WORK TO COMPLETE: Restate each line of the listing exactly, without carrying over any pictures.

%%

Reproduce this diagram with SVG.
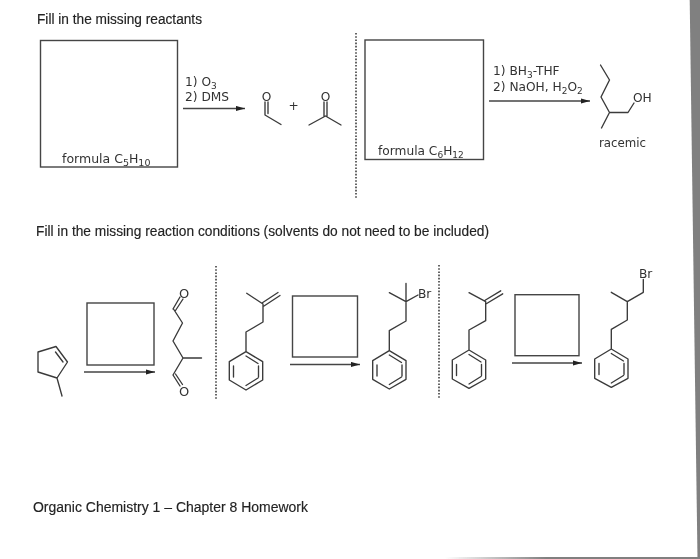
<svg xmlns="http://www.w3.org/2000/svg" width="700" height="559" viewBox="0 0 700 559">
<style>
.h{font-family:"Liberation Sans",Arial,sans-serif;font-size:14px;fill:#222;stroke:#222;stroke-width:0.15}
.t{font-family:"DejaVu Sans",Verdana,sans-serif;font-size:12.200px;fill:#333}
.s{font-size:9px}
.box{fill:#fff;stroke:#444;stroke-width:1.4}
.b{fill:none;stroke:#3a3a3a;stroke-width:1.350;stroke-linecap:round;stroke-linejoin:round}
.ar{fill:none;stroke:#444;stroke-width:1.300}
.dot{fill:none;stroke:#333;stroke-width:1.500;stroke-dasharray:1.600 1.600}
</style>
<defs>
<marker id="ah" markerUnits="userSpaceOnUse" markerWidth="9" markerHeight="6" refX="9" refY="3" orient="auto"><path d="M0 0.400L9 3L0 5.600Z" fill="#222"/></marker>
<linearGradient id="fade" x1="0" x2="1" y1="0" y2="0"><stop offset="0" stop-color="#808080" stop-opacity="0"/><stop offset="0.4" stop-color="#808080"/></linearGradient>
<filter id="soft" x="0" y="0" width="100%" height="100%"><feGaussianBlur stdDeviation="0.35"/></filter>
</defs>
<rect width="700" height="559" fill="#fff"/>
<g filter="url(#soft)">
<g id="page-edge">
<polygon points="689.700,0 700,0 700,559 697.500,559" fill="#808080"/>
<rect x="445" y="557" width="253" height="2" fill="url(#fade)"/>
</g>
<g id="headings">
<text class="h" x="37" y="24" textLength="165" lengthAdjust="spacingAndGlyphs">Fill in the missing reactants</text>
<text class="h" x="36" y="236" textLength="453" lengthAdjust="spacingAndGlyphs">Fill in the missing reaction conditions (solvents do not need to be included)</text>
<text class="h" x="33" y="512" textLength="275" lengthAdjust="spacingAndGlyphs">Organic Chemistry 1 – Chapter 8 Homework</text>
</g>
<g id="connectors">
<line class="ar" x1="183" y1="108.500" x2="245" y2="108.500" marker-end="url(#ah)"/>
<line class="ar" x1="489" y1="101" x2="590" y2="101" marker-end="url(#ah)"/>
<line class="ar" x1="84" y1="372" x2="155" y2="372" marker-end="url(#ah)"/>
<line class="ar" x1="290" y1="364.500" x2="360" y2="364.500" marker-end="url(#ah)"/>
<line class="ar" x1="512" y1="363" x2="582" y2="363" marker-end="url(#ah)"/>
<line class="dot" x1="356" y1="33" x2="356" y2="198"/>
<line class="dot" x1="216" y1="266" x2="216" y2="400"/>
<line class="dot" x1="439" y1="265" x2="439" y2="398"/>
</g>
<g id="box-c5h10">
<rect class="box" x="40.500" y="40.500" width="137" height="126.500"/>
<text class="t" x="62" y="163" style="font-size:12.500px">formula C<tspan class="s" dy="3" style="font-size:9.500px">5</tspan><tspan dy="-3">H</tspan><tspan class="s" dy="3" style="font-size:9.500px">10</tspan></text>
</g>
<g id="cond-ozonolysis">
<text class="t" x="185" y="86">1) O<tspan class="s" dy="3">3</tspan></text>
<text class="t" x="185" y="101">2) DMS</text>
</g>
<g id="aldehyde">
<path class="b" d="M265 102V115L281 124.500M268 102V113.500"/>
<text class="t" x="266.500" y="101" text-anchor="middle">O</text>
</g>
<g id="plus"><text class="t" x="293.500" y="110" text-anchor="middle">+</text></g>
<g id="acetone">
<path class="b" d="M324 102V116M327 102V116M309 125L325.500 116L341 125"/>
<text class="t" x="325.500" y="101" text-anchor="middle">O</text>
</g>
<g id="box-c6h12">
<rect class="box" x="365" y="40" width="118.500" height="119.500"/>
<text class="t" x="378" y="155">formula C<tspan class="s" dy="3">6</tspan><tspan dy="-3">H</tspan><tspan class="s" dy="3">12</tspan></text>
</g>
<g id="cond-hydroboration">
<text class="t" x="493" y="75">1) BH<tspan class="s" dy="3">3</tspan><tspan dy="-3">-THF</tspan></text>
<text class="t" x="493" y="91">2) NaOH, H<tspan class="s" dy="3">2</tspan><tspan dy="-3">O</tspan><tspan class="s" dy="3">2</tspan></text>
</g>
<g id="alcohol">
<path class="b" d="M600.500 65L609.500 80L601 97L609.500 112.500L628 112.500L634 103M609.500 112.500L601.500 128"/>
<text class="t" x="633" y="102">OH</text>
<text class="t" x="599" y="147" style="font-size:11.800px">racemic</text>
</g>
<g id="methylcyclopentene">
<path class="b" d="M38 352L56 346.500L67.500 362L57 378L38 372ZM55.500 352L63 362M57 378L62 396"/>
</g>
<g id="box-a">
<rect class="box" x="87" y="303" width="67" height="62"/>
</g>
<g id="dialdehyde">
<path class="b" d="M180 297L173 309M183 299L175.500 310.500M173.500 309L182.500 323L173 341L183 358L201.500 358M183 358L173 375M173 375L180 386M175.500 374L182.500 384.500"/>
<text class="t" x="184" y="298" text-anchor="middle" style="font-size:13px">O</text>
<text class="t" x="184" y="396" text-anchor="middle" style="font-size:13px">O</text>
</g>
<g id="alkene-1">
<path class="b" d="M246 351.700L262.700 361.700V380L246 390L229.300 380V361.700ZM246 356L258 363.500M258.500 366V377M246 385.500L258 378M233.500 366V377M246 351.700V332L263 322V304L246.700 293.300M262 303L278 292.500M264 306L280 295.500"/>
</g>
<g id="box-b">
<rect class="box" x="292.500" y="296" width="65" height="61"/>
</g>
<g id="bromide-tertiary">
<path class="b" d="M389.300 350.700L406 360.700V379.300L389.300 389L372.700 379.300V360.700ZM389.300 355L401.500 362.500M402 365V376M389.300 384.500L401.500 377M377 365V376M389.300 350.700V330.700L406 321V301.700L389.300 292.700M406 301.700V283.300M406 301.700L418 295"/>
<text class="t" x="418" y="298">Br</text>
</g>
<g id="alkene-2">
<path class="b" d="M469 350L485.700 360V379L469 388.300L452.300 379V360ZM469 354.500L481 362M481.500 364.500V375.500M469 384L481 376.500M456.500 364.500V375.500M469 350V330L485.700 320.700V301.700L469 292.700M484.700 300.500L500.700 290.800M486.700 303.500L502.700 293.800"/>
</g>
<g id="box-c">
<rect class="box" x="515" y="294.700" width="64" height="61"/>
</g>
<g id="bromide-primary">
<path class="b" d="M611.300 349L628 359V378.300L611.300 387.300L594.700 378.300V359ZM611.300 353.500L623.500 361M624 363.500V374.500M611.300 383L623.500 375.500M599 363.500V374.500M611.300 349V329.300L627.300 320V301.700L611.300 292.300M627.300 301.700L643.300 292.300V279.300"/>
<text class="t" x="639" y="277.500">Br</text>
</g>
</g>
</svg>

%%

RESPONSE TO THIS TASK:
Reproduce this diagram with SVG.
<svg xmlns="http://www.w3.org/2000/svg" width="700" height="559" viewBox="0 0 700 559">
<style>
.h{font-family:"Liberation Sans",Arial,sans-serif;font-size:14px;fill:#222;stroke:#222;stroke-width:0.15}
.t{font-family:"DejaVu Sans",Verdana,sans-serif;font-size:12.200px;fill:#333}
.s{font-size:9px}
.box{fill:#fff;stroke:#444;stroke-width:1.4}
.b{fill:none;stroke:#3a3a3a;stroke-width:1.350;stroke-linecap:round;stroke-linejoin:round}
.ar{fill:none;stroke:#444;stroke-width:1.300}
.dot{fill:none;stroke:#333;stroke-width:1.500;stroke-dasharray:1.600 1.600}
</style>
<defs>
<marker id="ah" markerUnits="userSpaceOnUse" markerWidth="9" markerHeight="6" refX="9" refY="3" orient="auto"><path d="M0 0.400L9 3L0 5.600Z" fill="#222"/></marker>
<linearGradient id="fade" x1="0" x2="1" y1="0" y2="0"><stop offset="0" stop-color="#808080" stop-opacity="0"/><stop offset="0.4" stop-color="#808080"/></linearGradient>
<filter id="soft" x="0" y="0" width="100%" height="100%"><feGaussianBlur stdDeviation="0.35"/></filter>
</defs>
<rect width="700" height="559" fill="#fff"/>
<g filter="url(#soft)">
<g id="page-edge">
<polygon points="689.700,0 700,0 700,559 697.500,559" fill="#808080"/>
<rect x="445" y="557" width="253" height="2" fill="url(#fade)"/>
</g>
<g id="headings">
<text class="h" x="37" y="24" textLength="165" lengthAdjust="spacingAndGlyphs">Fill in the missing reactants</text>
<text class="h" x="36" y="236" textLength="453" lengthAdjust="spacingAndGlyphs">Fill in the missing reaction conditions (solvents do not need to be included)</text>
<text class="h" x="33" y="512" textLength="275" lengthAdjust="spacingAndGlyphs">Organic Chemistry 1 – Chapter 8 Homework</text>
</g>
<g id="connectors">
<line class="ar" x1="183" y1="108.500" x2="245" y2="108.500" marker-end="url(#ah)"/>
<line class="ar" x1="489" y1="101" x2="590" y2="101" marker-end="url(#ah)"/>
<line class="ar" x1="84" y1="372" x2="155" y2="372" marker-end="url(#ah)"/>
<line class="ar" x1="290" y1="364.500" x2="360" y2="364.500" marker-end="url(#ah)"/>
<line class="ar" x1="512" y1="363" x2="582" y2="363" marker-end="url(#ah)"/>
<line class="dot" x1="356" y1="33" x2="356" y2="198"/>
<line class="dot" x1="216" y1="266" x2="216" y2="400"/>
<line class="dot" x1="439" y1="265" x2="439" y2="398"/>
</g>
<g id="box-c5h10">
<rect class="box" x="40.500" y="40.500" width="137" height="126.500"/>
<text class="t" x="62" y="163" style="font-size:12.500px">formula C<tspan class="s" dy="3" style="font-size:9.500px">5</tspan><tspan dy="-3">H</tspan><tspan class="s" dy="3" style="font-size:9.500px">10</tspan></text>
</g>
<g id="cond-ozonolysis">
<text class="t" x="185" y="86">1) O<tspan class="s" dy="3">3</tspan></text>
<text class="t" x="185" y="101">2) DMS</text>
</g>
<g id="aldehyde">
<path class="b" d="M265 102V115L281 124.500M268 102V113.500"/>
<text class="t" x="266.500" y="101" text-anchor="middle">O</text>
</g>
<g id="plus"><text class="t" x="293.500" y="110" text-anchor="middle">+</text></g>
<g id="acetone">
<path class="b" d="M324 102V116M327 102V116M309 125L325.500 116L341 125"/>
<text class="t" x="325.500" y="101" text-anchor="middle">O</text>
</g>
<g id="box-c6h12">
<rect class="box" x="365" y="40" width="118.500" height="119.500"/>
<text class="t" x="378" y="155">formula C<tspan class="s" dy="3">6</tspan><tspan dy="-3">H</tspan><tspan class="s" dy="3">12</tspan></text>
</g>
<g id="cond-hydroboration">
<text class="t" x="493" y="75">1) BH<tspan class="s" dy="3">3</tspan><tspan dy="-3">-THF</tspan></text>
<text class="t" x="493" y="91">2) NaOH, H<tspan class="s" dy="3">2</tspan><tspan dy="-3">O</tspan><tspan class="s" dy="3">2</tspan></text>
</g>
<g id="alcohol">
<path class="b" d="M600.500 65L609.500 80L601 97L609.500 112.500L628 112.500L634 103M609.500 112.500L601.500 128"/>
<text class="t" x="633" y="102">OH</text>
<text class="t" x="599" y="147" style="font-size:11.800px">racemic</text>
</g>
<g id="methylcyclopentene">
<path class="b" d="M38 352L56 346.500L67.500 362L57 378L38 372ZM55.500 352L63 362M57 378L62 396"/>
</g>
<g id="box-a">
<rect class="box" x="87" y="303" width="67" height="62"/>
</g>
<g id="dialdehyde">
<path class="b" d="M180 297L173 309M183 299L175.500 310.500M173.500 309L182.500 323L173 341L183 358L201.500 358M183 358L173 375M173 375L180 386M175.500 374L182.500 384.500"/>
<text class="t" x="184" y="298" text-anchor="middle" style="font-size:13px">O</text>
<text class="t" x="184" y="396" text-anchor="middle" style="font-size:13px">O</text>
</g>
<g id="alkene-1">
<path class="b" d="M246 351.700L262.700 361.700V380L246 390L229.300 380V361.700ZM246 356L258 363.500M258.500 366V377M246 385.500L258 378M233.500 366V377M246 351.700V332L263 322V304L246.700 293.300M262 303L278 292.500M264 306L280 295.500"/>
</g>
<g id="box-b">
<rect class="box" x="292.500" y="296" width="65" height="61"/>
</g>
<g id="bromide-tertiary">
<path class="b" d="M389.300 350.700L406 360.700V379.300L389.300 389L372.700 379.300V360.700ZM389.300 355L401.500 362.500M402 365V376M389.300 384.500L401.500 377M377 365V376M389.300 350.700V330.700L406 321V301.700L389.300 292.700M406 301.700V283.300M406 301.700L418 295"/>
<text class="t" x="418" y="298">Br</text>
</g>
<g id="alkene-2">
<path class="b" d="M469 350L485.700 360V379L469 388.300L452.300 379V360ZM469 354.500L481 362M481.500 364.500V375.500M469 384L481 376.500M456.500 364.500V375.500M469 350V330L485.700 320.700V301.700L469 292.700M484.700 300.500L500.700 290.800M486.700 303.500L502.700 293.800"/>
</g>
<g id="box-c">
<rect class="box" x="515" y="294.700" width="64" height="61"/>
</g>
<g id="bromide-primary">
<path class="b" d="M611.300 349L628 359V378.300L611.300 387.300L594.700 378.300V359ZM611.300 353.500L623.500 361M624 363.500V374.500M611.300 383L623.500 375.500M599 363.500V374.500M611.300 349V329.300L627.300 320V301.700L611.300 292.300M627.300 301.700L643.300 292.300V279.300"/>
<text class="t" x="639" y="277.500">Br</text>
</g>
</g>
</svg>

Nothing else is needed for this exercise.